The main attraction of the park is a series of waterfalls which are formed by “Tufa”; mineral formations from the water that then collect enough soil for plants to grow on them, making a cascading series of waterfalls which move around green tufts growing magically right in the middle of the falls. There was quite an extensive series of pools and falls, with the nicest swimming I’ve had in my time here at the bottom, with perfect temperature fresh water, and in the flow and spray from the special cleansing energy of the falls.
There was a beautiful boardwalk around the lip of the falls through a green and shady forest. There were numerous pools with groups of fish suspended Zen-like in the current, with only the slightest movement to keep them in line with the sweet spot that allowed the current to slip around their smooth bodies with the least amount of effort on their part. There was also the reconstruction area of a hydroelectric dam that was the second of it’s kind to be built in history (the first being American), it was the first to actually be operational, and powering the town and surrounding area with electricity.
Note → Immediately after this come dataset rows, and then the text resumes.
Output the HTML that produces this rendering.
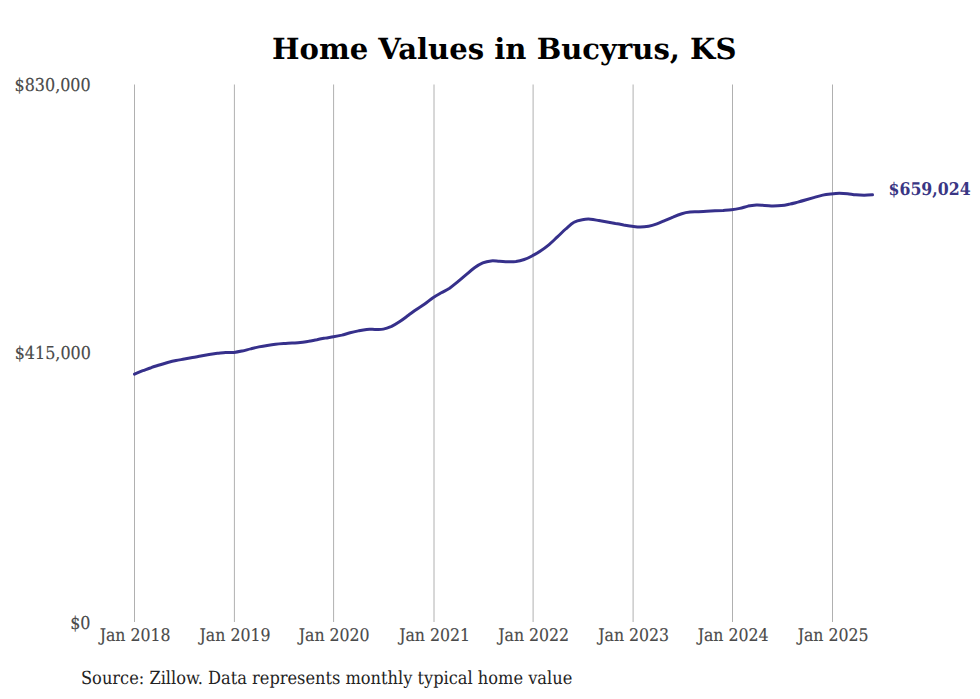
<!DOCTYPE html>
<html><head><meta charset="utf-8"><style>
html,body{margin:0;padding:0;background:#fff;}
body{width:980px;height:699px;overflow:hidden;position:relative;}
svg{position:absolute;left:0;top:0;}
text{font-family:"DejaVu Serif","Liberation Serif",serif;text-rendering:geometricPrecision;}
.c text,text.c{font-family:"DejaVu Serif Condensed","DejaVu Serif","Liberation Serif",serif;font-stretch:condensed;}
</style></head><body>
<svg width="980" height="699" viewBox="0 0 980 699">
<text x="272" y="59" font-weight="bold" font-size="29.1" fill="#000">Home Values in Bucyrus, KS</text>
<g stroke="#b0b0b0" stroke-width="1">
<line x1="134.5" y1="84.5" x2="134.5" y2="622"/>
<line x1="234.4" y1="84.5" x2="234.4" y2="622"/>
<line x1="333.6" y1="84.5" x2="333.6" y2="622"/>
<line x1="434.0" y1="84.5" x2="434.0" y2="622"/>
<line x1="533.1" y1="84.5" x2="533.1" y2="622"/>
<line x1="633.1" y1="84.5" x2="633.1" y2="622"/>
<line x1="732.5" y1="84.5" x2="732.5" y2="622"/>
<line x1="832.5" y1="84.5" x2="832.5" y2="622"/>
</g>
<g class="c" font-size="17.75" fill="#4a4a4a" stroke="#4a4a4a" stroke-width="0.15" text-anchor="end">
<text x="90.7" y="91.4">$830,000</text>
<text x="90.9" y="358.7">$415,000</text>
<text x="90.5" y="628.7">$0</text>
</g>
<g class="c" font-size="17.5" fill="#4a4a4a" stroke="#4a4a4a" stroke-width="0.15" text-anchor="middle">
<text x="135.1" y="640.5">Jan 2018</text>
<text x="235.0" y="640.5">Jan 2019</text>
<text x="334.2" y="640.5">Jan 2020</text>
<text x="434.6" y="640.5">Jan 2021</text>
<text x="533.7" y="640.5">Jan 2022</text>
<text x="633.7" y="640.5">Jan 2023</text>
<text x="733.1" y="640.5">Jan 2024</text>
<text x="833.1" y="640.5">Jan 2025</text>
</g>
<path d="M134.5,374.1 C135.9,373.5 140.0,371.8 142.8,370.7 C145.6,369.7 148.3,368.6 151.1,367.7 C153.8,366.7 156.6,365.9 159.4,365.0 C162.1,364.1 164.9,363.3 167.7,362.5 C170.4,361.8 173.2,361.1 176.0,360.5 C178.7,359.9 181.5,359.6 184.3,359.1 C187.0,358.6 189.8,358.1 192.5,357.6 C195.3,357.1 198.1,356.5 200.8,356.0 C203.6,355.5 206.4,355.0 209.1,354.5 C211.9,354.1 214.7,353.7 217.4,353.3 C220.2,353.0 222.9,352.6 225.7,352.4 C228.5,352.3 231.2,352.6 234.0,352.4 C236.8,352.2 239.5,351.6 242.3,351.0 C245.1,350.5 247.8,349.5 250.6,348.9 C253.4,348.2 256.1,347.5 258.9,346.9 C261.6,346.3 264.4,345.8 267.2,345.4 C269.9,345.0 272.7,344.6 275.5,344.3 C278.2,344.0 281.0,343.8 283.8,343.6 C286.5,343.4 289.3,343.3 292.1,343.1 C294.8,342.9 297.6,342.8 300.3,342.5 C303.1,342.2 305.9,341.7 308.6,341.3 C311.4,340.8 314.2,340.2 316.9,339.7 C319.7,339.1 322.5,338.6 325.2,338.1 C328.0,337.6 330.7,337.2 333.5,336.7 C336.3,336.2 339.0,335.7 341.8,335.1 C344.6,334.4 347.3,333.5 350.1,332.8 C352.9,332.1 355.6,331.5 358.4,330.9 C361.2,330.3 363.9,329.7 366.7,329.4 C369.4,329.2 372.2,329.4 375.0,329.4 C377.7,329.4 380.5,329.7 383.3,329.1 C386.0,328.6 388.8,327.5 391.6,326.3 C394.3,325.0 397.1,323.3 399.8,321.5 C402.6,319.7 405.4,317.5 408.1,315.5 C410.9,313.5 413.7,311.4 416.4,309.5 C419.2,307.6 422.0,306.0 424.7,304.1 C427.5,302.1 430.3,299.6 433.0,297.7 C435.8,295.9 438.5,294.4 441.3,292.8 C444.1,291.2 446.8,290.0 449.6,288.2 C452.4,286.3 455.1,284.0 457.9,281.7 C460.7,279.5 463.4,277.0 466.2,274.7 C468.9,272.4 471.7,269.8 474.5,267.8 C477.2,265.8 480.0,264.1 482.8,262.9 C485.5,261.8 488.3,261.2 491.1,260.9 C493.8,260.6 496.6,261.1 499.4,261.2 C502.1,261.3 504.9,261.7 507.6,261.7 C510.4,261.7 513.2,261.8 515.9,261.5 C518.7,261.1 521.5,260.4 524.2,259.5 C527.0,258.5 529.8,257.2 532.5,255.7 C535.3,254.3 538.1,252.7 540.8,250.8 C543.6,249.0 546.3,246.9 549.1,244.6 C551.9,242.2 554.6,239.5 557.4,236.9 C560.2,234.3 562.9,231.5 565.7,229.0 C568.5,226.6 571.2,223.8 574.0,222.3 C576.7,220.7 579.5,220.2 582.3,219.7 C585.0,219.2 587.8,219.0 590.6,219.2 C593.3,219.4 596.1,220.1 598.9,220.6 C601.6,221.1 604.4,221.6 607.2,222.1 C609.9,222.6 612.7,223.1 615.4,223.6 C618.2,224.0 621.0,224.5 623.7,225.0 C626.5,225.4 629.3,225.9 632.0,226.2 C634.8,226.6 637.6,227.1 640.3,227.1 C643.1,227.1 645.8,226.8 648.6,226.3 C651.4,225.8 654.1,224.9 656.9,223.9 C659.7,222.9 662.4,221.6 665.2,220.4 C668.0,219.2 670.7,217.9 673.5,216.8 C676.3,215.6 679.0,214.5 681.8,213.7 C684.5,212.9 687.3,212.4 690.1,212.1 C692.8,211.8 695.6,211.9 698.4,211.7 C701.1,211.6 703.9,211.5 706.7,211.3 C709.4,211.1 712.2,210.9 714.9,210.7 C717.7,210.6 720.5,210.5 723.2,210.4 C726.0,210.2 728.8,210.1 731.5,209.7 C734.3,209.4 737.1,209.0 739.8,208.4 C742.6,207.8 745.4,206.7 748.1,206.1 C750.9,205.6 753.6,205.3 756.4,205.1 C759.2,205.0 761.9,205.3 764.7,205.4 C767.5,205.5 770.2,205.8 773.0,205.9 C775.8,205.9 778.5,205.9 781.3,205.6 C784.1,205.3 786.8,204.7 789.6,204.1 C792.3,203.6 795.1,202.8 797.9,202.1 C800.6,201.4 803.4,200.6 806.2,199.8 C808.9,199.0 811.7,198.2 814.5,197.4 C817.2,196.6 820.0,195.7 822.7,195.1 C825.5,194.5 828.3,194.2 831.0,193.9 C833.8,193.6 836.6,193.3 839.3,193.3 C842.1,193.3 844.9,193.5 847.6,193.7 C850.4,194.0 853.2,194.6 855.9,194.8 C858.7,195.1 861.4,195.2 864.2,195.2 C867.0,195.2 871.1,194.9 872.5,194.8" fill="none" stroke="#36308b" stroke-width="3" stroke-linecap="round" stroke-linejoin="round"/>
<text class="c" x="888.5" y="194.5" font-size="17.5" font-weight="bold" fill="#3a3684">$659,024</text>
<text class="c" x="81" y="684" font-size="18.05" fill="#222">Source: Zillow. Data represents monthly typical home value</text>
</svg>
</body></html>
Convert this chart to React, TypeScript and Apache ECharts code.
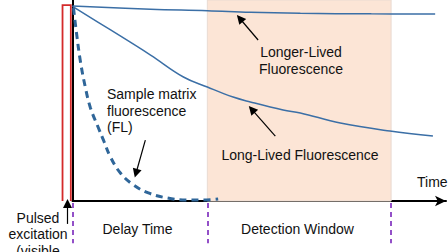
import React, { useEffect, useRef } from "react";
import * as echarts from "echarts";

// Time axis in arbitrary units (0..100), intensity in arbitrary units (0..100)
const longerLivedX = [0, 20.9, 36.1, 47.6, 61.0, 80.0, 97.1];
const longerLivedY = [97.0, 95.4, 94.7, 93.9, 93.4, 93.1, 93.0];

const longLivedX = [0, 10.2, 20.9, 29.7, 36.1, 43.0, 47.6, 56.4, 61.0, 71.7, 85.0, 96.5];
const longLivedY = [96.8, 85.1, 72.6, 61.7, 56.7, 51.7, 49.3, 45.3, 43.8, 38.8, 34.8, 32.3];

const matrixFlX = [0.27, 1.07, 2.14, 3.48, 4.81, 6.95, 8.29, 10.16, 12.83, 16.31, 20.32, 25.4, 30.7, 35.0, 39.0];
const matrixFlY = [96.0, 83.6, 69.2, 56.2, 46.3, 36.3, 30.3, 21.9, 13.9, 8.0, 4.0, 1.5, 0.5, 0.5, 1.0];

// pulsed excitation (rectangular pulse)
const pulseX = [-2.67, -2.67, -0.45, -0.45];
const pulseY = [0, 97.5, 97.5, 0];

// detection window bounds
const windowStart = 36.1;
const windowEnd = 85.3;

// purple dashed markers below the axis
const markerX = [0.1, 36.1, 85.3];
const markerTop = -1;
const markerBottom = -21;

// annotation arrows: [tailX, tailY, headX, headY]
const arrows = [
  [49.7, 80.1, 44.8, 90.8],
  [54.3, 32.3, 48.0, 45.6],
  [19.5, 30.3, 17.0, 13.8],
  [-1.34, -11.4, -1.34, -1.2],
];

const zip = (xs: number[], ys: number[]) => xs.map((x, i) => [x, ys[i]]);

const FONT = '"Liberation Sans", Arial, sans-serif';
const TEXT = "#111";

export default function App() {
  const ref = useRef<HTMLDivElement>(null);
  useEffect(() => {
    if (!ref.current) return;
    const chart = echarts.init(ref.current, null, { renderer: "svg" });
    const txt = (text: string, x: number, y: number, align: string, va: string, lh = 16.5) => ({
      type: "text",
      z: 100,
      style: {
        text,
        x,
        y,
        fill: TEXT,
        fontSize: 14,
        fontFamily: FONT,
        align,
        verticalAlign: va,
        lineHeight: lh,
      },
    });
    chart.setOption({
      animation: false,
      grid: { left: 72.5, right: 2, top: 0, bottom: 51 },
      xAxis: {
        type: "value",
        min: 0,
        max: 100,
        axisLine: {
          show: true,
          onZero: false,
          symbol: ["none", "arrow"],
          symbolSize: [8, 11],
          lineStyle: { color: "#000", width: 2 },
        },
        axisTick: { show: false },
        axisLabel: { show: false },
        splitLine: { show: false },
      },
      yAxis: {
        type: "value",
        min: 0,
        max: 100,
        axisLine: { show: true, onZero: false, lineStyle: { color: "#000", width: 2 } },
        axisTick: { show: false },
        axisLabel: { show: false },
        splitLine: { show: false },
      },
      series: [
        {
          type: "line",
          data: zip(longerLivedX, longerLivedY),
          smooth: 0.4,
          symbol: "none",
          lineStyle: { color: "#3b6fa6", width: 1.5 },
          z: 3,
          markArea: {
            silent: true,
            itemStyle: { color: "#fce5d6", borderColor: "#e9dbd2", borderWidth: 1 },
            data: [[{ xAxis: windowStart }, { xAxis: windowEnd }]],
          },
        },
        {
          type: "line",
          data: zip(longLivedX, longLivedY),
          smooth: 0.4,
          symbol: "none",
          lineStyle: { color: "#3b6fa6", width: 1.5 },
          z: 3,
        },
        {
          type: "line",
          data: zip(matrixFlX, matrixFlY),
          smooth: 0.4,
          symbol: "none",
          lineStyle: { color: "#2f6699", width: 3, type: [7, 5] },
          z: 3,
        },
        {
          type: "lines",
          coordinateSystem: "cartesian2d",
          polyline: true,
          clip: false,
          symbol: "none",
          lineStyle: { color: "#d42a2a", width: 1.8, opacity: 1 },
          data: [{ coords: zip(pulseX, pulseY) }],
          z: 4,
        },
        {
          type: "lines",
          coordinateSystem: "cartesian2d",
          clip: false,
          symbol: ["none", "triangle"],
          symbolSize: 9,
          lineStyle: { color: "#000", width: 1.2, opacity: 1 },
          itemStyle: { color: "#000" },
          data: arrows.map((a) => ({ coords: [[a[0], a[1]], [a[2], a[3]]] })),
          z: 5,
        },
        {
          type: "lines",
          coordinateSystem: "cartesian2d",
          clip: false,
          symbol: "none",
          lineStyle: { color: "#9350c8", width: 2, type: [5, 4], opacity: 1 },
          data: markerX.map((x) => ({ coords: [[x, markerTop], [x, markerBottom]] })),
          z: 5,
        },
      ],
      graphic: [
        txt("Longer-Lived\nFluorescence", 301, 43.5, "center", "top", 17),
        txt("Sample matrix\nfluorescence\n(FL)", 107, 86, "left", "top"),
        txt("Long-Lived Fluorescence", 300, 155, "center", "middle"),
        txt("Time", 417, 182, "left", "middle"),
        txt("Pulsed\nexcitation\n(visible", 38, 209.5, "center", "top"),
        txt("Delay Time", 137.5, 229, "center", "middle"),
        txt("Detection Window", 297.5, 229, "center", "middle"),
      ],
    });
    return () => chart.dispose();
  }, []);
  return (
    <div
      ref={ref}
      style={{ position: "fixed", left: 0, top: 0, width: 448, height: 252, background: "#fff" }}
    />
  );
}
A real highlight of this already amazing experience was the historic display of traditional use of this area for milling flour. There were 6 or 7 buildings showing different aspects of traditional life, with people dressed in period costumes showing us how they worked. There was a blacksmith’s bellows, an old stone house set up to show how the people would have cooked and lived, and then information on the fishing and farming of the areas. The flour mills were the most amazing though, with large stone wheels being turned by the water, routed under the floor of the building. Then next door was a giant washing machine made of two huge timber hammers driven by a waterwheel, with the water flowing through the room and past the clothes to flush them clean, and a gorgeous cave-like natural bathing room, with water flowing through different pools and out by a river along the wall. I was really impressed by the authenticity of the displays, and how un-commercial they looked, and loved that all were operational with people demonstrating their function. It was very interesting.